Utility commission to hear evidence on Vectren gas plant
Tuesday, October 9, 2018 evidentiary hearing in Cause No. 45052
Evansville Courier & Press USA TODAY NETWORK
EVANSVILLE – A natural gas power plant intended to replace Vectren’s aging coal-burning A.B. Brown generating station will be the subject of an Indiana Utility Regulatory Commission hearing Tuesday. The hearing will take place in Indianapolis at 9:30 a.m. A final decision is not expected until 2019.
At issue during the hearing will be whether or not the commission should give Vectren a certificate of public convenience and necessity approving the project.
This approval will include the maximum amount Vectren is allowed to spend on the project.
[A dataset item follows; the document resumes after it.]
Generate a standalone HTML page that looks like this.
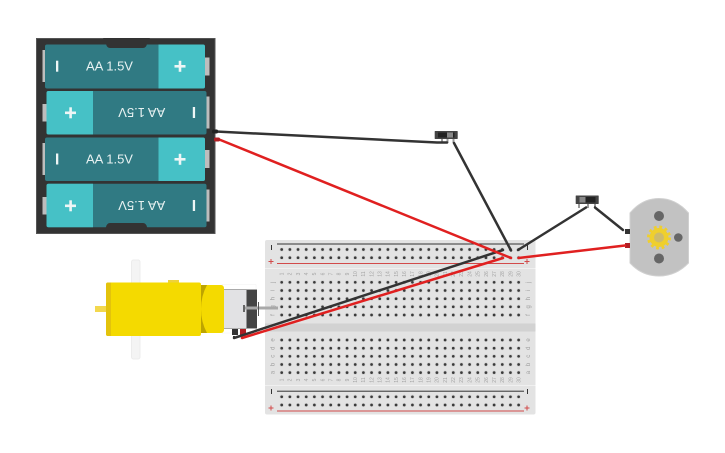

Vectren will then be able to come back later and ask for a rate increase to recover that cost, said Stephanie Hodgin, IURC spokeswoman.
Vectren’s proposed plant will cost an estimated $900 million, according to the company, and generate between 800 and 900 megawatts of power. The cost includes the natural gas pipeline needed to serve it. Vectren would close two 245megawatt generating units at A.B. Brown in Posey County and a 90megawatt unit at its F.B. Culley power plant in Warrick County.
The new plant, if approved, is targeted to begin operations in 2023 and employ about 35 fulltime workers.
Tuesday’s hearing is not for public comments although the public may attended. Instead, Vectren, other parties who are intervenors in the case, and the Office of Utility Consumer Counselor, will present evidence and cross-examine witnesses.
Afterward, there will be time to file written comments and rebuttals before the commission makes its decision.
The commission heard public testimony during a hearing a the University of Southern Indiana in July.
The OUCC represents the public interest in cases before the utility commission. In August, it filed testimony urging the commission to reject Vectren’s proposal.
It argued the project was too large and that the company did not consider less expensive options.
Company officials said various scenarios were explored during the public process leading up to its most recent Integrated Resource Plan in 2016.